Breach of the Covenant of Good Faith and Fair Dealing
The court rejected the Maders' claim for breach of the covenant of good faith and fair dealing, emphasizing that the mortgage agreement did not obligate Wells Fargo to modify the loan or forbear from foreclosure. New Hampshire law recognizes that while an implied covenant exists in every contract, it cannot be used to compel a lender to restructure a loan absent explicit contractual language. The Maders could not provide any facts showing that the parties had an enforceable agreement to modify the loan. Since the mortgage explicitly stated that modifications were at the lender's discretion, the court concluded that Wells Fargo's actions in processing and ultimately denying the modification application while pursuing foreclosure did not constitute a breach of good faith. Thus, Count III was dismissed.
Violation of the New Hampshire Consumer Protection Act
The court noted that the Maders conceded Wells Fargo's exemption from the New Hampshire Consumer Protection Act (CPA) in their objection to the motion to dismiss. Consequently, the Maders voluntarily dismissed this claim. The court acknowledged that the CPA generally prohibits unfair and deceptive acts, but since the Maders admitted that Wells Fargo was exempt from its provisions, the court had no basis to consider this claim further. Therefore, Count IV of the amended complaint was dismissed as a result of this concession.
Negligent Infliction of Emotional Distress
The court dismissed the claim for negligent infliction of emotional distress (NIED) on similar grounds as the negligence claim. The Maders needed to establish the existence of a duty from Wells Fargo to support their NIED claim, which they failed to do. Since the court found that Wells Fargo did not owe a voluntarily assumed duty to the Maders beyond the contractual obligations, the claim for NIED could not stand.

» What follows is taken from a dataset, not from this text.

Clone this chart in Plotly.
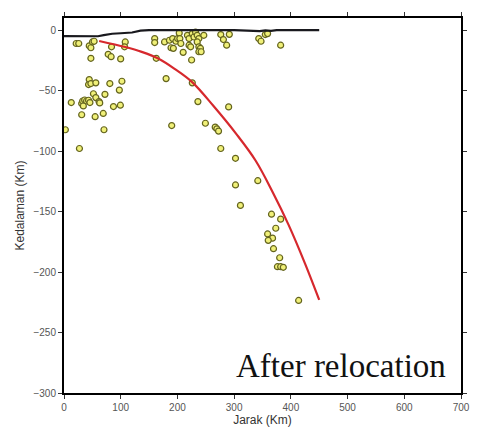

The court concluded that without the requisite duty, the Maders could not succeed in proving their claim for emotional distress, leading to the dismissal of Count V of the amended complaint.
Violation of the Real Estate Settlement Procedures Act
The Maders' claim under the Real Estate Settlement Procedures Act (RESPA) was dismissed as well. They argued that Wells Fargo failed to respond to their requests for assistance in avoiding foreclosure, but the court found that the allegations did not support a plausible claim under RESPA's relevant provisions. The court emphasized that the Maders did not allege they made any specific requests to correct errors related to their mortgage payments. Additionally, the Maders appeared to assert a claim under a regulation that did not impose a duty on Wells Fargo to grant a loan modification. Since Wells Fargo had responded by denying the Maders' application, the court ruled that they had not shown a violation of RESPA, resulting in the dismissal of Count VI.
Standing to Foreclose
The court addressed the Maders' claim regarding Wells Fargo's standing to foreclose, determining it lacked sufficient factual basis. The Maders did not explicitly allege that Wells Fargo did not hold the promissory note, but merely speculated that if the note were not produced, Wells Fargo would lack standing. This speculation was deemed insufficient to challenge standing. Furthermore, the court noted that Wells Fargo, as the successor-by-merger to the original lender, was likely in possession of the promissory note. As a result, the court found the Maders' standing claim unsubstantiated and dismissed Count VII of the amended complaint.